ラグビーW杯イングランド大会は優勝候補の筆頭に挙げられていたニュージーランド代表オールブラックスの優勝で幕を閉じた。
オールブラックスは、主将のFLマコウやSOカーター等の百戦錬磨の選手を中心に攻守にバランスがとれ、他のチームに比べレベルが一枚も二枚も上の実力を持っていて、順当な優勝であったと言える。
 
その中で、特筆すべきは日本チームの活躍であった。 日本は1987年の第一回大会から8回連続出場の常連ではあるが、この大会で過去通算1勝21敗2分と力の差を見せつけられてきた。 しかし今回は初戦の強豪南アフリカに競り勝ち世界を驚かせ、その後スコットランドには敗れたものの続くサモア、米国に勝利し、3勝1敗の好成績を収めた。 その南アフリカ戦の最後のトライの場面は今大会で最も印象に残る場面に選出された。
 
誰も予想しえなかったこの日本チームの活躍は、HCのエディ・ジョーンズの存在抜きには語れないだろう。
彼は、日本に来る前に第5回大会でオーストラリアチームを率いて準優勝した経験を有し、来日後はトップリーグサントリーのHCに就任し、それまで優勝争いに加わるものの後一歩優勝に届かないチームをトップリーグの優勝常連チームにレベルアップさせた能力の高い監督である。
 
そのエディ・ジョーンズが目指したのは日本人の体格にあった戦術であった。 最近の日本人の体格は一昔前に比べれば大きくなったとは言え、欧州やオーストラリア、ニュージーランドの国々の人に比べまだ小さい。

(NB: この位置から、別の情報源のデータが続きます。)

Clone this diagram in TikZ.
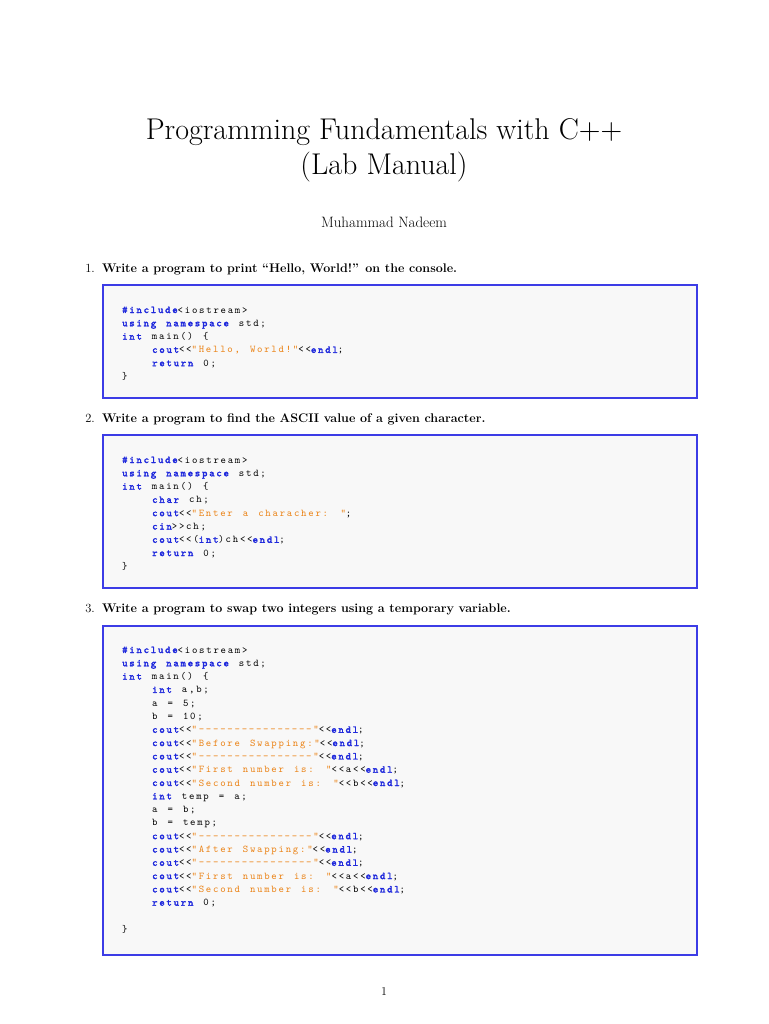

そこでエディが採用したのは、小さい体格を利用した低いスクラムでFW9人の力を効率よく使うことと、グラウンド上の球の奪い合いの後相手選手より短い時間で起き上がりラインに戻ることであった。
 
今大会の試合を通してこの戦術は的中し、これまで体力で圧倒されていたサモアや米国に勝利することができたと言える。 今回の日本チームの活躍は日本中で話題になり、大勢のラグビーファンが生まれた。
特に、五郎丸選手のキックポーズもあり、それまであまり関心を寄せなかった女性や子供にまでファン層が広がった事は喜ばしい状況である。 次のW杯は東京オリンピックの前年 2019年に日本で開催される。 それまで健康を保ち、ぜひ試合会場に足を運ぼうと思っている。